You can check your Windows version by opening Settings, selecting System, then About. Look for the Version field under Windows specifications. If an update is available, installing it is usually enough to enable text extraction without additional setup.
Snipping Tool app version and updates
Even if Windows itself is up to date, the Snipping Tool app must also be current. Microsoft delivers new OCR features and fixes through the Microsoft Store, not just through Windows Update. An outdated Snipping Tool is the most common reason users do not see the Text actions or Copy all text options.
To verify this, open the Microsoft Store, search for Snipping Tool, and check for an Update button. If updates are available, install them and restart the app. In some cases, signing out of Windows and signing back in helps the updated features appear correctly.
Microsoft Store and system permissions
Snipping Tool updates require access to the Microsoft Store, which can be restricted on some work or school devices. If your organization manages updates centrally, the OCR feature may appear later or be disabled entirely. In those environments, checking with IT support is often the only solution.
On personal devices, make sure you are signed in to the Microsoft Store with a Microsoft account. The app does not require special permissions beyond standard system access, and no additional downloads are needed once it is installed.
Language and regional support for text recognition
Snipping Tool’s OCR supports many common languages, especially those that use Latin-based alphabets. English works best, followed by languages such as Spanish, French, German, and Italian. Recognition accuracy depends heavily on how clear the text is and whether the language is fully supported by Windows OCR.
Language support is tied to your Windows language settings. If you regularly capture text in another language, installing that language pack in Settings can improve recognition results. You do not need to switch your display language, only add the language so Windows can process it correctly.
Hardware and image quality considerations
No special hardware is required, and OCR runs locally on your device. That said, clearer images always produce better results. High-resolution screenshots, sharp photos, and good contrast between text and background make a noticeable difference.
Older or low-powered devices may take slightly longer to process large images, but the feature still works.
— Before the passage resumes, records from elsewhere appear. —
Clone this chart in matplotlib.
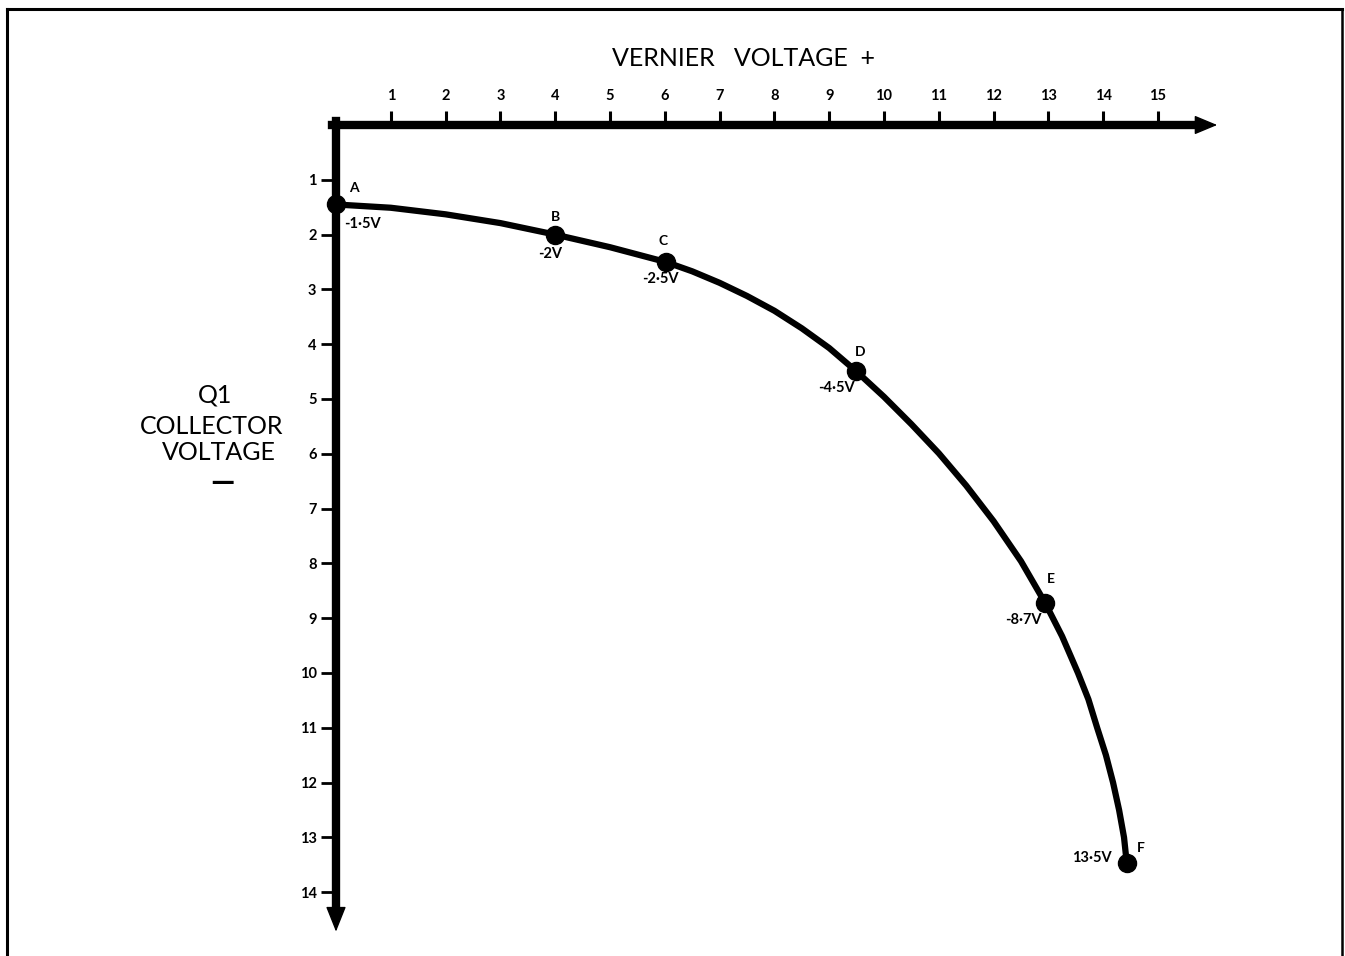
import matplotlib
matplotlib.use("Agg")
import matplotlib.pyplot as plt
from matplotlib.lines import Line2D

# measured points on the curve (A..F)
point_names = ['A', 'B', 'C', 'D', 'E', 'F']
point_x = [0.0, 4.0, 6.02, 9.49, 12.94, 14.43]
point_y = [1.45, 2.0, 2.5, 4.49, 8.72, 13.47]
point_values = ['-1·5V', '-2V', '-2·5V', '-4·5V', '-8·7V', '13·5V']

# curve
curve_x = [0.0, 1.0, 2.0, 3.0, 4.0, 5.0, 6.02, 6.5, 7.0, 7.5, 8.0, 8.5, 9.0,
           9.49, 10.0, 10.5, 11.0, 11.5, 12.0, 12.5, 12.94, 13.25, 13.54,
           13.73, 13.89, 14.05, 14.18, 14.29, 14.38, 14.43]
curve_y = [1.45, 1.51, 1.63, 1.79, 2.0, 2.23, 2.5, 2.67, 2.88, 3.12, 3.39,
           3.71, 4.07, 4.49, 4.96, 5.46, 5.99, 6.58, 7.23, 7.96, 8.72, 9.33,
           10.0, 10.48, 11.0, 11.5, 12.0, 12.5, 13.0, 13.47]

x_ticks = list(range(1, 16))
y_ticks = list(range(1, 15))

plt.rcParams['font.family'] = ['Lato', 'DejaVu Sans']

fig = plt.figure(figsize=(13.45, 9.56), dpi=100)
ax = fig.add_axes([0, 0, 1, 1])
ax.set_facecolor('white')

# one data unit is 54.8 px, origin at pixel (336, 125)
ax.set_xlim(-336 / 54.8, (1345 - 336) / 54.8)
ax.set_ylim((956 - 125) / 54.8, -125 / 54.8)

for side in ['right', 'bottom']:
    ax.spines[side].set_visible(False)
ax.spines['top'].set_position(('data', 0))
ax.spines['left'].set_position(('data', 0))
ax.spines['top'].set_linewidth(6)
ax.spines['left'].set_linewidth(6)
ax.spines['top'].set_bounds(-0.07, 15.75)
ax.spines['left'].set_bounds(-0.07, 14.35)
ax.spines['top'].set_capstyle('projecting')

ax.xaxis.tick_top()
ax.set_xticks(x_ticks)
ax.set_yticks(y_ticks)
ax.tick_params(axis='x', direction='out', length=10, width=2.2, pad=6,
               labelsize=10.5)
ax.tick_params(axis='y', direction='out', length=11, width=2, pad=3,
               labelsize=10.5)
for lab in ax.get_xticklabels() + ax.get_yticklabels():
    lab.set_fontweight('bold')

# arrowheads
ax.annotate('', xy=(16.08, 0), xytext=(15.6, 0),
            arrowprops=dict(arrowstyle='-|>,head_length=0.36,head_width=0.15',
                            mutation_scale=40, lw=1, color='black',
                            shrinkA=0, shrinkB=0))
ax.annotate('', xy=(0, 14.72), xytext=(0, 14.2),
            arrowprops=dict(arrowstyle='-|>,head_length=0.4,head_width=0.16',
                            mutation_scale=40, lw=1, color='black',
                            shrinkA=0, shrinkB=0))

# curve and points
ax.plot(curve_x, curve_y, color='black', lw=4.5, solid_capstyle='round',
        solid_joinstyle='round', zorder=3)
ax.plot(point_x, point_y, 'o', color='black', ms=13, zorder=4)

name_off = [(13, 12), (0, 13), (-2, 15), (3, 14), (4, 17), (10, 11)]
value_off = [(19, -14), (-4, -14), (-4, -12), (-14, -12), (-16, -12), (-25, 4)]
for i, name in enumerate(point_names):
    ax.annotate(name, (point_x[i], point_y[i]), xytext=name_off[i],
                textcoords='offset points', ha='center', va='center',
                fontsize=10, fontweight='bold')
    ax.annotate(point_values[i], (point_x[i], point_y[i]), xytext=value_off[i],
                textcoords='offset points', ha='center', va='center',
                fontsize=10.5, fontweight='bold')

# axis titles
ax.text(7.43, -1.22, 'VERNIER   VOLTAGE  +', ha='center', va='center',
        fontsize=18)
ylab_lines = ['Q1', 'COLLECTOR', 'VOLTAGE']
ylab_px = [(215, 395), (212, 427), (219, 453)]
for txt, (px, py) in zip(ylab_lines, ylab_px):
    ax.text((px - 336) / 54.8, (py - 125) / 54.8, txt, ha='center',
            va='center', fontsize=18)
ax.text((222 - 336) / 54.8, (483 - 125) / 54.8, '—', ha='center',
        va='center', fontsize=22, fontweight='black')

# outer frame
fr = dict(transform=fig.transFigure, color='black')
fig.add_artist(Line2D([7 / 1345, 7 / 1345], [0, 1 - 9 / 956], lw=2.2, **fr))
fig.add_artist(Line2D([7 / 1345, 1342 / 1345], [1 - 9 / 956, 1 - 9 / 956], lw=2.2, **fr))
fig.add_artist(Line2D([1342 / 1345, 1342 / 1345], [0, 1 - 9 / 956], lw=1.8, **fr))

fig.savefig('out.png', dpi=100, facecolor='white')
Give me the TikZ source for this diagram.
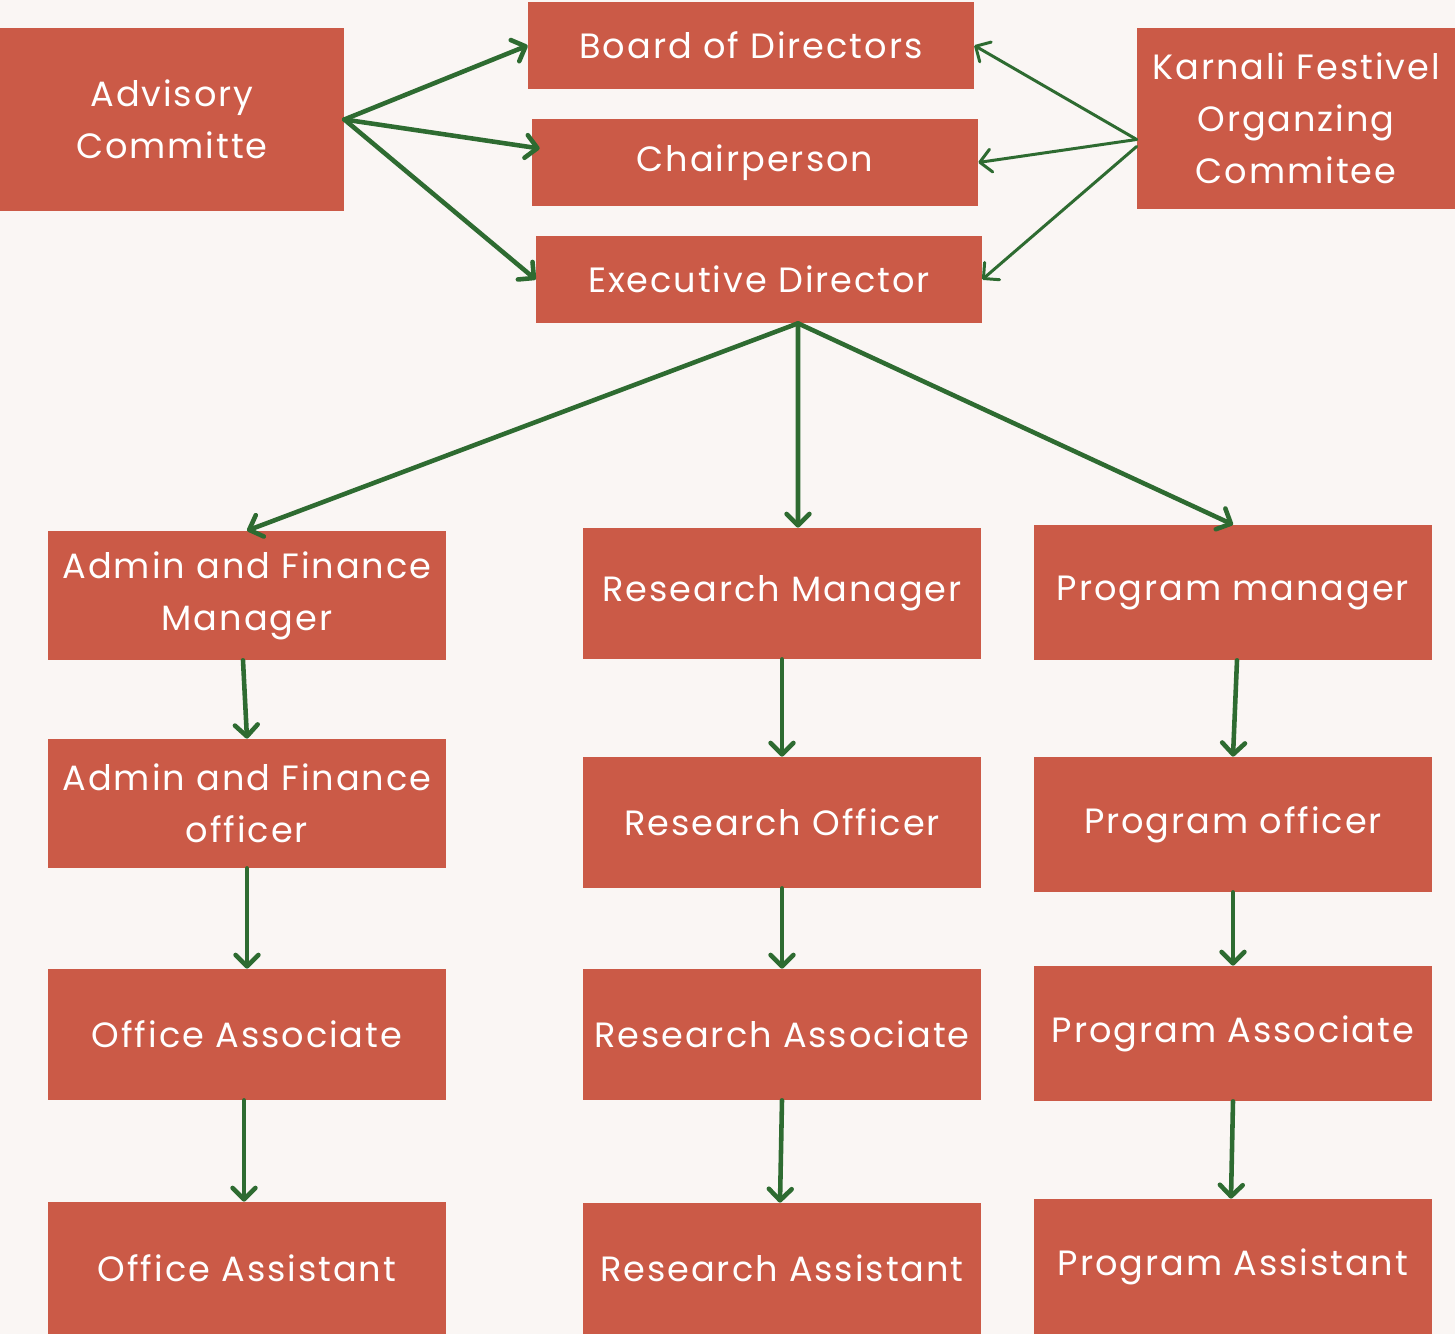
\documentclass[tikz,border=0pt]{standalone}
\usepackage{fontspec}
\setmainfont{Poppins}[LetterSpace=5.5]
\usepackage{xcolor}
\usetikzlibrary{arrows.meta,positioning,calc}

\definecolor{boxred}{HTML}{CB5A47}
\definecolor{paper}{HTML}{FAF6F4}
\definecolor{leaf}{HTML}{2E6B31}

\tikzset{
    role/.style={fill=boxred, text=white, inner sep=0pt, align=center,
        font=\fontsize{20}{29.5}\selectfont},
    col/.style={role, minimum width=7.96cm},
    link/.style={draw=leaf, line width=2.6pt, line cap=round,
        -{Straight Barb[length=6.5pt,width=13pt,round]}},
    thinlink/.style={link, line width=1.7pt}
}

\begin{document}
\begin{tikzpicture}[x=0.02cm, y=-0.02cm]
    % canvas
    \fill[paper] (0,0) rectangle (1455,1334);
    \useasboundingbox (0,0) rectangle (1455,1334);

    % Top level
    \node[role, minimum width=6.88cm, minimum height=3.66cm] (adv) at (172,119.5) {Advisory\\Committe};
    \node[role, minimum width=8.92cm, minimum height=1.74cm] (bod) at (751,45.5) {Board of Directors};
    \node[role, minimum width=8.92cm, minimum height=1.74cm] (chair) at (755,162.5) {Chairperson};
    \node[role, minimum width=8.92cm, minimum height=1.74cm] (ed) at (759,279.5) {Executive Director};
    \node[role, minimum width=6.36cm, minimum height=3.62cm] (kfoc) at (1296,118.5) {Karnali Festivel\\Organzing\\Commitee};

    % Admin column
    \node[col, minimum height=2.58cm] (afm) at (247,595.5) {Admin and Finance\\Manager};
    \node[col, minimum height=2.58cm] (afo) at (247,803.5) {Admin and Finance\\officer};
    \node[col, minimum height=2.62cm] (oa) at (247,1034.5) {Office Associate};
    \node[col, minimum height=2.64cm] (oas) at (247,1268) {Office Assistant};

    % Research column
    \node[col, minimum height=2.62cm] (rm) at (782,593.5) {Research Manager};
    \node[col, minimum height=2.62cm] (ro) at (782,822.5) {Research Officer};
    \node[col, minimum height=2.62cm] (ra) at (782,1034.5) {Research Associate};
    \node[col, minimum height=2.62cm] (ras) at (782,1268.5) {Research Assistant};

    % Program column
    \node[col, minimum height=2.70cm] (pm) at (1233,592.5) {Program manager};
    \node[col, minimum height=2.70cm] (po) at (1233,824.5) {Program officer};
    \node[col, minimum height=2.70cm] (pa) at (1233,1033.5) {Program Associate};
    \node[col, minimum height=2.70cm] (pas) at (1233,1266.5) {Program Assistant};

    % Advisory links
    \draw[link] (adv.east) -- (bod.west);
    \draw[link] (adv.east) -- ([xshift=0.16cm, yshift=0.28cm]chair.west);
    \draw[link] (adv.east) -- (ed.west);

    % Karnali links
    \coordinate (kf) at ([yshift=-0.42cm]kfoc.west);
    \draw[thinlink] (kf) -- (bod.east);
    \draw[thinlink] (kf) -- (chair.east);
    \draw[thinlink] ([yshift=-0.14cm]kf) -- (ed.east);

    % Executive Director links
    \coordinate (edhub) at ([xshift=0.78cm]ed.south);
    \draw[link] (edhub) -- (afm.north);
    \draw[link] (edhub) -- ([xshift=0.32cm]rm.north);
    \draw[link] (edhub) -- (pm.north);

    % Chains
    \draw[link] ([xshift=-0.08cm]afm.south) -- (afo.north);
    \draw[link] (afo) -- (oa);
    \draw[link] ([xshift=-0.06cm]oa.south) -- ([xshift=-0.06cm]oas.north);
    \draw[link] (rm) -- (ro);
    \draw[link] (ro) -- (ra);
    \draw[link] (ra.south) -- ([xshift=-0.04cm]ras.north);
    \draw[link] ([xshift=0.08cm]pm.south) -- (po.north);
    \draw[link] (po) -- (pa);
    \draw[link] (pa.south) -- ([xshift=-0.04cm]pas.north);
\end{tikzpicture}
\end{document}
If recognition seems slow or incomplete, reducing the image size or capturing only the text area often improves performance.
Internet connection and privacy expectations
An internet connection is not required for everyday text extraction once Snipping Tool is installed. The OCR process happens on your device, which is why it works even in offline environments. This also means sensitive screenshots do not need to leave your PC.
Occasionally, Windows may download updated language models in the background through Windows Update. Keeping your system connected from time to time ensures you benefit from these improvements without changing how you use the tool.
How to Capture an Image for Text Extraction Using Snipping Tool
With the basics and requirements covered, the next step is capturing an image in a way that gives Snipping Tool the best possible text recognition results. The capture process is quick, but choosing the right method and area makes a noticeable difference in accuracy.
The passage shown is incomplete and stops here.